En souriant, il expliquait que, pour lui, un devis était simplement le début d’une conversation. Pour qu’elle soit productive, il fallait tenir compte du devis et de l’artiste. Et puis, il a récupéré ses affiches en laissant ses coordonnées au directeur de l’agence intrigué. Il est reparti, le sourire aux lèvres.
Mais, justement, moi, je lui en voulais de sa désinvolture.
Jamais je n’avais osé présenter quoi que ce soit pour une campagne publicitaire majeure. Cachée derrière ma table et mes pinceaux, j’étais celle qui mettait en valeur le travail des autres.
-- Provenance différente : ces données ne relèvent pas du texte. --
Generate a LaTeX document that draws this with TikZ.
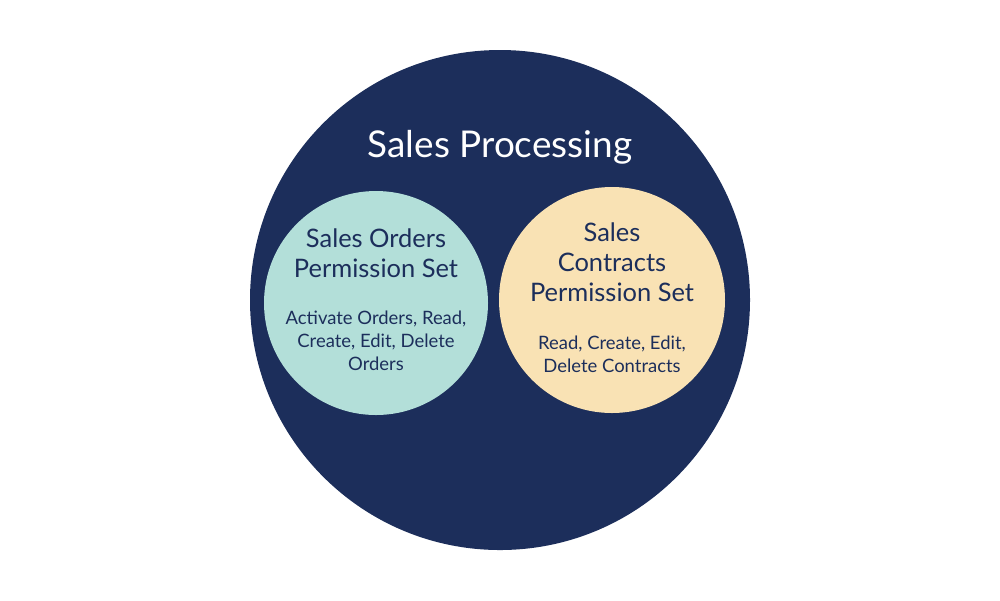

Mais, à cet instant précis, je ne sais pas trop pourquoi, un raz de marée a emporté tous les bons et les mauvais jours. Je voulais passionnément autre chose qu’un rôle de soutien. J’avais besoin de soleil. Je savais que j’avais tout ce qu’il fallait pour faire plus, tous mes professeurs me l’avaient dit. Je savais aussi que si je ne faisais pas un geste dramatique tout de suite, si j’attendais dix minutes, je n’aurais plus le courage d’agir.
La grande décision
J’ai donc donné ma démission sur-le-champ et laissé derrière mes collègues abasourdis. Après avoir balancé tout mon bric-à-brac dans deux boîtes de carton, je les ai mises dans un taxi et je suis rentrée chez moi. Je n’avais pas de plan. Cet après-midi-là, j’ai erré dans mon appartement aux murs trop nombreux. Désoeuvrée, ma main effleurait le téléphone au passage. Il n’était pas trop tard, je pourrais retourner à l’agence.
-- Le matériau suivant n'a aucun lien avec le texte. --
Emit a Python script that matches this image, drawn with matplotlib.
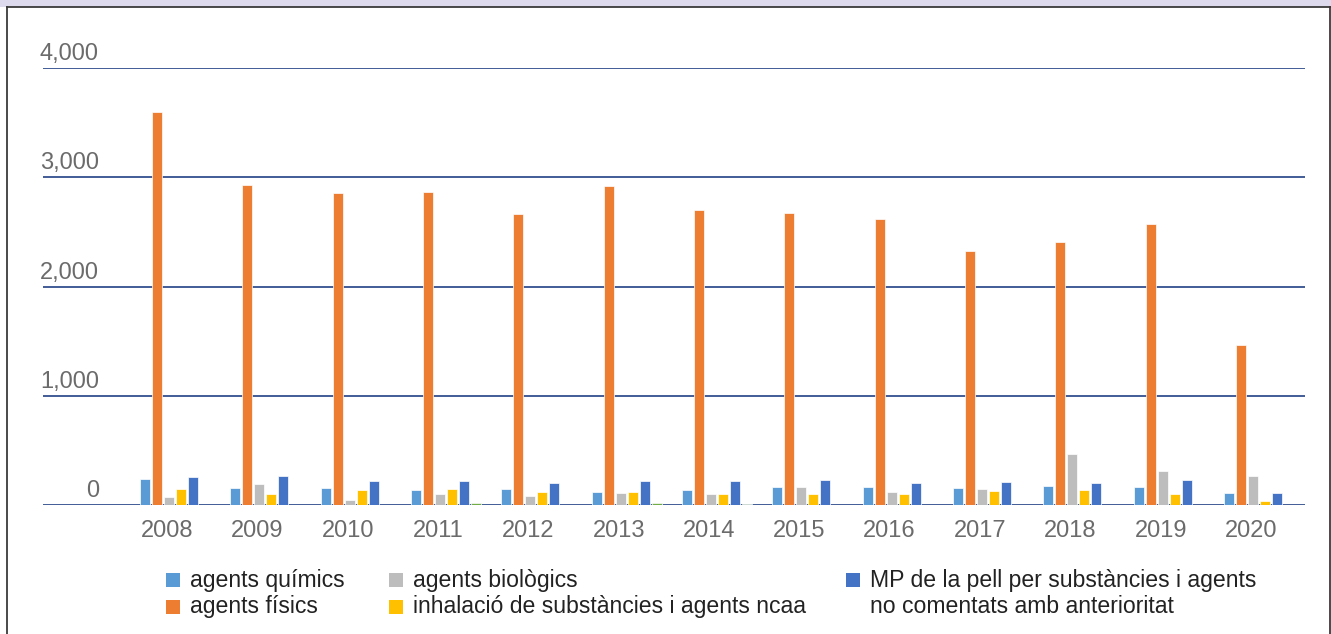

Évidemment, je n’ai pas fermé l’oeil de la nuit. Le matin venu, je me suis habillée chaudement pour aller marcher, je me sentais au bord de l’implosion. Le parc était désert et ça n’avait rien d’étonnant, c’était déjà la mi-octobre. La température était douce, la lumière dorée des grands chênes contrastait avec le gris des nuages qui s’accumulaient. Je m’étais assise sur l’unique banc de bois. C’était un matin magnifique. Il avait pourtant plu pendant la nuit, l’air avait une odeur de terre mouillée. De temps en temps, les nuages s’étiolaient et des taches de soleil parsemaient brièvement le sol. Pour un instant, j’ai ressenti ce moment de solitude comme un cadeau du ciel. Une sorte de parenthèse puisque je n’avais aucune idée de ce qui m’attendait.
C’est étonnant comme je me rappelle aujourd’hui avec précision les couleurs, les odeurs, et surtout le sentiment de vide absolu avant de plonger dans l’inconnu. Mon coeur s’affolait quand je me laissais aller à penser à ce que j’avais fait.
Une décision anticipée?
Un frisson m’a traversée. Le froid m’avait tout d’un coup envahie. Puisque de toute façon l’instant de grâce était passé, je me suis levée pour marcher un peu. Je me souviens avoir envié les quelques travailleurs qui traversaient le parc d’un pas rapide. Ils allaient quelque part avec certitude et j’en faisais partie encore hier. Il était tôt et je n’ai pas eu envie de retourner chez moi. La pensée de me retrouver seule avec mon angoisse me déprimait tout simplement.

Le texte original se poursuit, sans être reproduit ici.